Workshop on Social and Collaborative
Construction of Structured Knowledge
Banff, Canada, May 8, 2007
The Stone Soup of Data, Jamie Taylor, Metaweb.
Abstract:The fable of Stone Soup describes how small contributions of a scarce resource by a large group can produce a large community resource which has great value to all who use it. Shared Knowledge Repositories are philosophically similar to Stone Soup, but unlike soup, building a structured knowledge repository is challenging in its own right. At a large scale, the myriad of requirements and constraints imposed by various constituents on data modeling can prevent easy, universal participation, thus limiting the repository offering to a specific knowledge domain or application.
Freebase is an effort to create an open repository of all the world's information through a collaborative, community driven effort. As such, Freebase must overcome the typical barriers to knowledge modeling and collection in order to create a practical, universal database. To that end, Freebase was designed as a platform where technology and social protocols can be tuned in response to community needs and behavior.

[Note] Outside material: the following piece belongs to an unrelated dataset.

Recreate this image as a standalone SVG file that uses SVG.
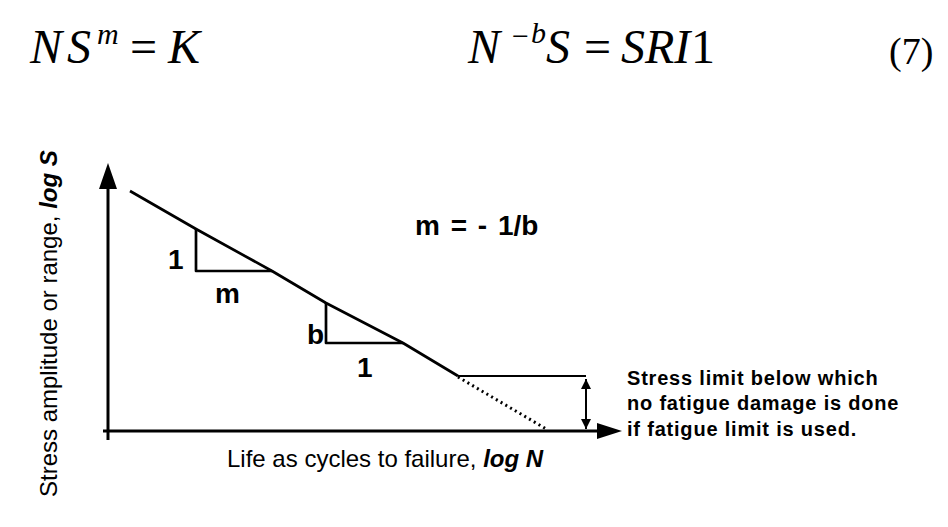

This talk will focus on the ways in which Freebase aims to catalyze community knowledge capture as well as data reuse. We will examine how small contributions by large numbers of users can create robust knowledge networks. The role of the Freebase modeling mechanisms as facilitators for community construction will be discussed, as well as their role in controlled, collaborative experiments and social learning.
About the speaker:Jamie Taylor is the Minister of Information at Metaweb Technologies, where he tends to Data Gardening and Community Building. His interest in large scale, non-relational data stores grew while serving as CTO and VP of Engineering at DETERMINE Software (now a part of Selectica) where he led teams building user-configurable, Enterprise-class data repositories. He was the founder of one of San Francisco's first ISP's and has a Ph.D. from Harvard University in Behavioral Economics.